- _Written task_:
Pick out each line containing the string "this" and copy it.

"""

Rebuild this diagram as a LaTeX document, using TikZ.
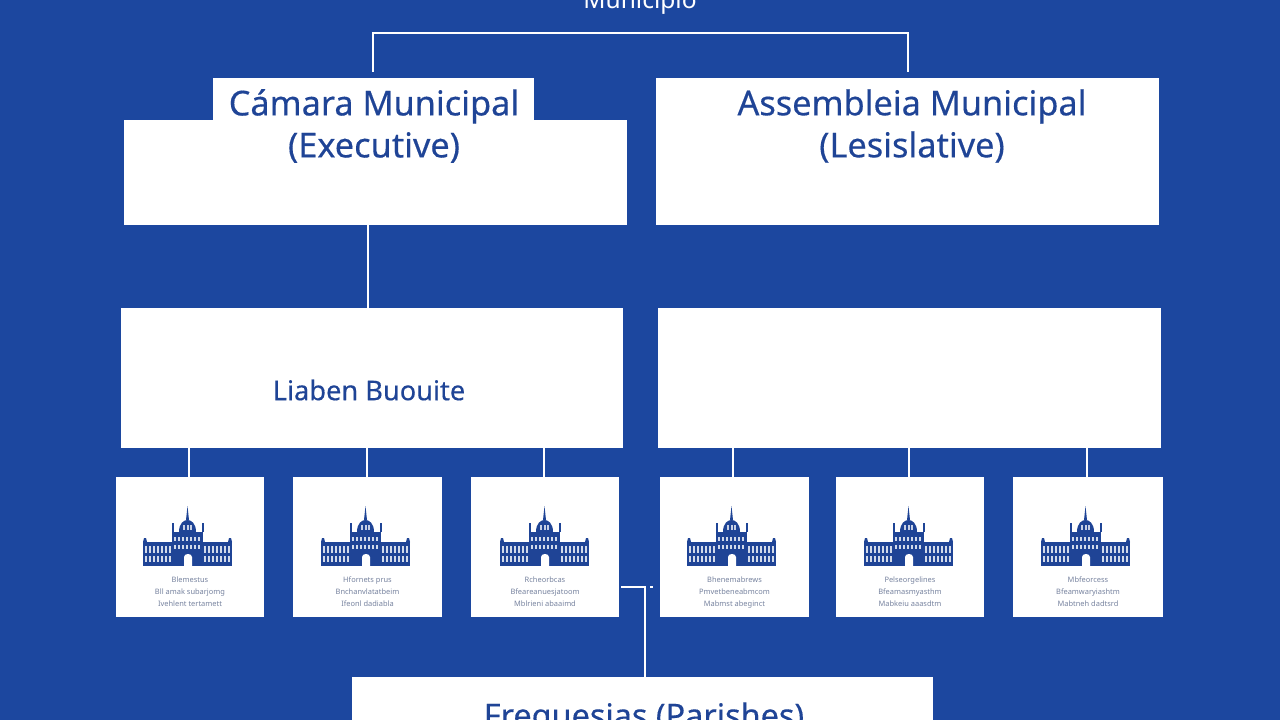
\documentclass[tikz,border=0pt]{standalone}
\usepackage{fontspec}
\setmainfont{Noto Sans}
\newfontfamily\heavier[FakeBold=0.35]{Noto Sans}
\definecolor{bgblue}{HTML}{1C479F}
\definecolor{inkblue}{HTML}{1F4496}
\definecolor{smallink}{HTML}{77839F}
\tikzset{
  x=0.75pt,y=-0.75pt,
  panel/.style={fill=white,draw=none,inner sep=0pt,outer sep=0pt,anchor=north west},
  wire/.style={draw=white,line width=1.5pt},
  title/.style={text=inkblue,font=\heavier\fontsize{25.7}{31.5}\selectfont,align=center,inner sep=0pt},
  tiny/.style={text=smallink,font=\fontsize{5.6}{9.3}\selectfont,align=center,inner sep=0pt},
  pics/civic/.style={code={
    % wings and base
    \fill[inkblue] (0,0) rectangle (89,-24);
    \fill[inkblue] (0,-24) -- (1,-28) -- (3,-28) -- (4,-24) -- cycle;
    \fill[inkblue] (85,-24) -- (86,-28) -- (88,-28) -- (89,-24) -- cycle;
    % central block, turrets, dome, spire
    \fill[inkblue] (29,-24) rectangle (60,-34);
    \fill[inkblue] (28.5,-34) rectangle (30.5,-43);
    \fill[inkblue] (58.5,-34) rectangle (60.5,-43);
    \fill[inkblue] (36,-34) .. controls (36,-43) and (41,-46) .. (44.5,-46) .. controls (48,-46) and (53,-43) .. (53,-34) -- cycle;
    \fill[inkblue] (43,-46) -- (44.5,-60) -- (46,-46) -- cycle;
    % wing windows
    \foreach \c in {3,7,11,15,19,23,27,62,66,70,74,78,82,86}{
      \fill[white!80!inkblue] (\c-1,-4) rectangle (\c+1,-10);
      \fill[white!80!inkblue] (\c-1,-13) rectangle (\c+1,-20);
    }
    % central windows
    \foreach \c in {32,36,40,44,48,52,56}{
      \fill[white!80!inkblue] (\c-1,-17) rectangle (\c+1,-21);
      \fill[white!80!inkblue] (\c-1,-25) rectangle (\c+1,-29);
    }
    \foreach \c in {41,44.5,48}{
      \fill[white!75!inkblue] (\c-1,-36) rectangle (\c+1,-41);
    }
    % door
    \fill[white] (41,0) -- (41,-9) .. controls (41,-13) and (49,-13) .. (49,-9) -- (49,0) -- cycle;
  }}
}
\begin{document}
\begin{tikzpicture}
\useasboundingbox (0,0) rectangle (1280,720);
\clip (0,0) rectangle (1280,720);
\fill[bgblue] (0,0) rectangle (1280,720);

% top label
\node[text=white,font=\fontsize{18.4}{22}\selectfont,inner sep=0pt,anchor=base] (muni) at (640,9) {Município};

% upper panels
\node[panel,minimum width=321*0.75pt,minimum height=47*0.75pt] (camtab) at (213,78) {};
\node[panel,minimum width=503*0.75pt,minimum height=105*0.75pt] (cam) at (124,120) {};
\node[panel,minimum width=503*0.75pt,minimum height=147*0.75pt] (ass) at (656,78) {};
\node[title] (camt) at (374,126) {Cámara Municipal\\(Executive)};
\node[title] (asst) at (912,126) {Assembleia Municipal\\(Lesislative)};

% middle panels
\node[panel,minimum width=502*0.75pt,minimum height=140*0.75pt] (lib) at (121,308) {};
\node[panel,minimum width=503*0.75pt,minimum height=140*0.75pt] (emp) at (658,308) {};
\node[text=inkblue,font=\heavier\fontsize{20.4}{24}\selectfont,inner sep=0pt] (libt) at (369,390) {Liaben Buouite};

% bottom panel
\node[panel,minimum width=581*0.75pt,minimum height=60*0.75pt] (freg) at (352,677) {};
\node[text=inkblue,font=\heavier\fontsize{24.3}{30}\selectfont,inner sep=0pt,anchor=base] (fregt) at (644,727) {Frequesias (Parishes)};

% connectors
\coordinate (ca) at (373,72);
\coordinate (ja) at (373,33);
\coordinate (jb) at (908,33);
\coordinate (cb) at (908,72);
\draw[wire] (ca) -- (ja) -- (jb) -- (cb);
\coordinate (cx) at (368,225);
\draw[wire] (cx) -- (cx |- lib.north);

% small cards
\foreach \nm/\x/\w/\bx/\wx/\la/\lb/\lc in {
 a/116/148/143/189/Blemestus/Bll amak subarjomg/Ivehlent tertamett,
 b/293/149/321/367/Hfornets prus/Bnchanvlatatbeim/Ifeonl dadiabla,
 c/471/148/500/544/Rcheorbcas/Bfeareanuesjatoom/Mblrieni abaaimd,
 d/660/149/687/733/Bhenemabrews/Pmvetbeneabmcom/Mabmst abeginct,
 e/836/148/864/909/Pelseorgelines/Bfeamasmyasthm/Mabkeiu aaasdtm,
 f/1013/150/1041/1087/Mbfeorcess/Bfeamwaryiashtm/Mabtneh dadtsrd}{
  \node[panel,minimum width=\w*0.75pt,minimum height=140*0.75pt] (card\nm) at (\x,477) {};
  \pic at (\bx,566) {civic};
  \node[tiny] (lab\nm) at (\x+\w/2,592) {\strut\la\\\strut\lb\\\strut\lc};
  \coordinate (top\nm) at (\wx,477);
}

% connectors from the middle panels to the cards
\foreach \nm in {a,b,c}{\draw[wire] (top\nm) -- (top\nm |- lib.south);}
\foreach \nm in {d,e,f}{\draw[wire] (top\nm) -- (top\nm |- emp.south);}

% connector to the parishes
\coordinate (fj) at (645,587);
\coordinate (fl) at (621,587);
\draw[wire] (fj |- freg.north) -- (fj) -- (fl);
\coordinate (fd) at (650,587);
\coordinate (fe) at (653,587);
\draw[wire] (fd) -- (fe);
\end{tikzpicture}
\end{document}
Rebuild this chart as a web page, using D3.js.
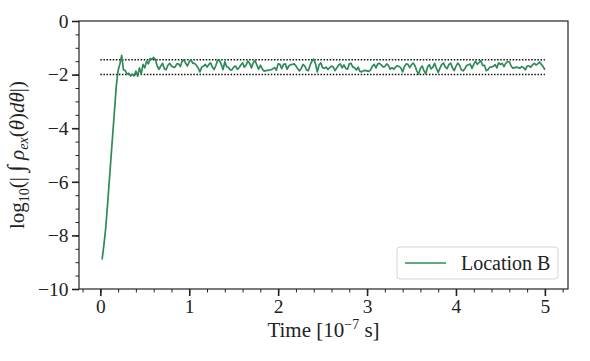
<!DOCTYPE html>
<html>
<head>
<meta charset="utf-8">
<script src="https://cdn.jsdelivr.net/npm/d3@7"></script>
<style>
  body { margin: 0; background: #fff; }
  svg text { font-family: "Liberation Serif", "DejaVu Serif", serif; fill: #222; }
</style>
</head>
<body>
<svg id="chart" width="590" height="361"></svg>
<script>
const times = [
  0.02, 0.04, 0.06, 0.08, 0.10, 0.12, 0.14, 0.16, 0.18, 0.20,
  0.22, 0.24, 0.26, 0.28, 0.30, 0.32, 0.34, 0.36, 0.38, 0.40,
  0.42, 0.44, 0.46, 0.48, 0.50, 0.52, 0.54, 0.56, 0.58, 0.60,
  0.62, 0.64, 0.66, 0.68, 0.70, 0.72, 0.74, 0.76, 0.78, 0.80,
  0.82, 0.84, 0.86, 0.88, 0.90, 0.92, 0.94, 0.96, 0.98, 1.00,
  1.02, 1.04, 1.06, 1.08, 1.10, 1.12, 1.14, 1.16, 1.18, 1.20,
  1.22, 1.24, 1.26, 1.28, 1.30, 1.32, 1.34, 1.36, 1.38, 1.40,
  1.42, 1.44, 1.46, 1.48, 1.50, 1.52, 1.54, 1.56, 1.58, 1.60,
  1.62, 1.64, 1.66, 1.68, 1.70, 1.72, 1.74, 1.76, 1.78, 1.80,
  1.82, 1.84, 1.86, 1.88, 1.90, 1.92, 1.94, 1.96, 1.98, 2.00,
  2.02, 2.04, 2.06, 2.08, 2.10, 2.12, 2.14, 2.16, 2.18, 2.20,
  2.22, 2.24, 2.26, 2.28, 2.30, 2.32, 2.34, 2.36, 2.38, 2.40,
  2.42, 2.44, 2.46, 2.48, 2.50, 2.52, 2.54, 2.56, 2.58, 2.60,
  2.62, 2.64, 2.66, 2.68, 2.70, 2.72, 2.74, 2.76, 2.78, 2.80,
  2.82, 2.84, 2.86, 2.88, 2.90, 2.92, 2.94, 2.96, 2.98, 3.00,
  3.02, 3.04, 3.06, 3.08, 3.10, 3.12, 3.14, 3.16, 3.18, 3.20,
  3.22, 3.24, 3.26, 3.28, 3.30, 3.32, 3.34, 3.36, 3.38, 3.40,
  3.42, 3.44, 3.46, 3.48, 3.50, 3.52, 3.54, 3.56, 3.58, 3.60,
  3.62, 3.64, 3.66, 3.68, 3.70, 3.72, 3.74, 3.76, 3.78, 3.80,
  3.82, 3.84, 3.86, 3.88, 3.90, 3.92, 3.94, 3.96, 3.98, 4.00,
  4.02, 4.04, 4.06, 4.08, 4.10, 4.12, 4.14, 4.16, 4.18, 4.20,
  4.22, 4.24, 4.26, 4.28, 4.30, 4.32, 4.34, 4.36, 4.38, 4.40,
  4.42, 4.44, 4.46, 4.48, 4.50, 4.52, 4.54, 4.56, 4.58, 4.60,
  4.62, 4.64, 4.66, 4.68, 4.70, 4.72, 4.74, 4.76, 4.78, 4.80,
  4.82, 4.84, 4.86, 4.88, 4.90, 4.92, 4.94, 4.96, 4.98, 5.00
];
const locationB = [
  -8.90, -8.35, -7.75, -6.90, -6.00, -5.10, -4.20, -3.30, -2.40, -1.85,
  -1.60, -1.28, -1.82, -1.85, -1.98, -1.95, -2.05, -1.98, -2.05, -1.87,
  -2.06, -1.75, -1.97, -1.62, -1.75, -1.50, -1.60, -1.40, -1.43, -1.36,
  -1.45, -1.68, -1.80, -1.68, -1.58, -1.78, -1.82, -1.65, -1.58, -1.68,
  -1.72, -1.72, -1.60, -1.60, -1.70, -1.50, -1.45, -1.58, -1.68, -1.52,
  -1.44, -1.58, -1.58, -1.65, -1.75, -1.90, -1.72, -1.69, -1.62, -1.72,
  -1.62, -1.56, -1.72, -1.81, -1.65, -1.46, -1.47, -1.62, -1.81, -1.52,
  -1.70, -1.73, -1.82, -1.82, -1.72, -1.68, -1.80, -1.75, -1.64, -1.56,
  -1.72, -1.64, -1.50, -1.58, -1.75, -1.56, -1.48, -1.64, -1.80, -1.65,
  -1.78, -1.87, -1.85, -1.84, -1.83, -1.82, -1.78, -1.74, -1.84, -1.60,
  -1.62, -1.78, -1.62, -1.60, -1.80, -1.68, -1.63, -1.62, -1.60, -1.68,
  -1.78, -1.86, -1.77, -1.62, -1.68, -1.83, -1.85, -1.64, -1.50, -1.42,
  -1.60, -1.90, -1.64, -1.56, -1.74, -1.77, -1.72, -1.81, -1.74, -1.68,
  -1.72, -1.85, -1.75, -1.64, -1.60, -1.75, -1.64, -1.77, -1.80, -1.60,
  -1.58, -1.72, -1.74, -1.83, -1.72, -1.88, -1.90, -1.85, -1.84, -1.86,
  -1.88, -1.82, -1.68, -1.62, -1.75, -1.60, -1.58, -1.64, -1.71, -1.70,
  -1.60, -1.66, -1.80, -1.74, -1.80, -1.72, -1.67, -1.70, -1.75, -1.90,
  -1.70, -1.60, -1.62, -1.74, -1.63, -1.57, -1.68, -1.87, -1.98, -1.76,
  -1.68, -1.85, -1.97, -1.72, -1.63, -1.79, -1.72, -1.58, -1.77, -1.92,
  -1.76, -1.62, -1.57, -1.72, -1.78, -1.63, -1.57, -1.74, -1.85, -1.69,
  -1.57, -1.65, -1.82, -1.86, -1.78, -1.66, -1.63, -1.61, -1.77, -1.62,
  -1.50, -1.62, -1.55, -1.48, -1.66, -1.65, -1.85, -1.82, -1.72, -1.72,
  -1.69, -1.63, -1.75, -1.56, -1.62, -1.58, -1.70, -1.58, -1.52, -1.52,
  -1.68, -1.76, -1.74, -1.72, -1.74, -1.76, -1.70, -1.74, -1.82, -1.68,
  -1.67, -1.73, -1.64, -1.58, -1.64, -1.60, -1.53, -1.62, -1.70, -1.82
];
const seriesName = "Location B";

// reference band (dotted lines)
const bandLevels = [-1.45, -2.0];
const bandRange = [0, 5];

const xTicks = [0, 1, 2, 3, 4, 5];
const yTicks = [0, -2, -4, -6, -8, -10];

const svg = d3.select("#chart");
const svgWidth = 590;
const svgHeight = 361;
const margin = { top: 21, right: 22, bottom: 72, left: 79 };
const width = svgWidth - margin.left - margin.right;
const height = svgHeight - margin.top - margin.bottom;

const g = svg
  .append("g")
  .attr("transform", `translate(${margin.left},${margin.top})`);

const x = d3.scaleLinear().domain([-0.24, 5.26]).range([0, width]);
const y = d3.scaleLinear().domain([-10, 0]).range([height, 0]);

// minor ticks first, majors on top
const styleAxis = (sel, w) => {
  sel.select(".domain").remove();
  sel.selectAll("line").attr("stroke", "#222").attr("stroke-width", w);
  sel.selectAll("text")
    .attr("font-size", 19.5)
    .attr("font-family", '"Liberation Serif", "DejaVu Serif", serif');
};

g.append("g")
  .attr("transform", `translate(0,${height})`)
  .call(d3.axisBottom(x).tickValues(d3.range(-0.2, 5.21, 0.2)).tickSize(3.5).tickFormat(""))
  .call(styleAxis, 1);

g.append("g")
  .call(d3.axisLeft(y).tickValues(d3.range(-10, 0.01, 0.5)).tickSize(3.5).tickFormat(""))
  .call(styleAxis, 1);

g.append("g")
  .attr("transform", `translate(0,${height})`)
  .call(d3.axisBottom(x).tickValues(xTicks).tickSize(7).tickPadding(3).tickFormat(d3.format("d")))
  .call(styleAxis, 1.6);

g.append("g")
  .call(d3.axisLeft(y).tickValues(yTicks).tickSize(7).tickPadding(3.5).tickFormat(d3.format("d")))
  .call(styleAxis, 1.6);

// dotted band lines
g.selectAll(".band")
  .data(bandLevels)
  .enter()
  .append("line")
  .attr("class", "band")
  .attr("x1", x(bandRange[0]))
  .attr("x2", x(bandRange[1]))
  .attr("y1", (d) => y(d))
  .attr("y2", (d) => y(d))
  .attr("stroke", "#111")
  .attr("stroke-width", 1.5)
  .attr("stroke-dasharray", "1.5,1.6");

// the series
const line = d3.line()
  .x((d, i) => x(times[i]))
  .y((d) => y(d));

g.append("path")
  .datum(locationB)
  .attr("fill", "none")
  .attr("stroke", "seagreen")
  .attr("stroke-width", 1.7)
  .attr("stroke-linejoin", "round")
  .attr("d", line);

// frame
g.append("rect")
  .attr("width", width)
  .attr("height", height)
  .attr("fill", "none")
  .attr("stroke", "#222")
  .attr("stroke-width", 1.2);

// x label
const xl = svg.append("text")
  .attr("x", margin.left + width / 2)
  .attr("y", 337)
  .attr("text-anchor", "middle")
  .attr("font-size", 21);
xl.append("tspan").text("Time [10");
xl.append("tspan").attr("font-size", 14).attr("dy", -8).text("−7");
xl.append("tspan").attr("dy", 8).text(" s]");

// y label
const yl = svg.append("text")
  .attr("transform", `translate(24,${margin.top + height / 2}) rotate(-90)`)
  .attr("text-anchor", "middle")
  .attr("font-size", 21);
yl.append("tspan").text("log");
yl.append("tspan").attr("font-size", 14).attr("dy", 5).text("10");
yl.append("tspan").attr("dy", -5).text("(| ");
yl.append("tspan").attr("font-size", 24).text("∫");
yl.append("tspan").text(" ");
yl.append("tspan").attr("font-style", "italic").text("ρ");
yl.append("tspan").attr("font-style", "italic").attr("font-size", 14).attr("dy", 4).text("ex");
yl.append("tspan").attr("dy", -4).text("(");
yl.append("tspan").attr("font-style", "italic").text("θ");
yl.append("tspan").text(")");
yl.append("tspan").attr("font-style", "italic").text("dθ");
yl.append("tspan").text("|)");

// legend
const lg = svg.append("g").attr("transform", "translate(397,247)");
lg.append("rect")
  .attr("width", 161)
  .attr("height", 32)
  .attr("rx", 3)
  .attr("fill", "#fff")
  .attr("fill-opacity", 0.8)
  .attr("stroke", "#d5d5d5");
lg.append("line")
  .attr("x1", 8).attr("x2", 49)
  .attr("y1", 16).attr("y2", 16)
  .attr("stroke", "seagreen")
  .attr("stroke-width", 1.7);
lg.append("text")
  .attr("x", 64)
  .attr("y", 23)
  .attr("font-size", 20)
  .text(seriesName);
</script>
</body>
</html>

"""

- _Exercise result_:
Rebuild this diagram as a LaTeX document, using TikZ.
Rebuild this chart as a web page, using D3.js.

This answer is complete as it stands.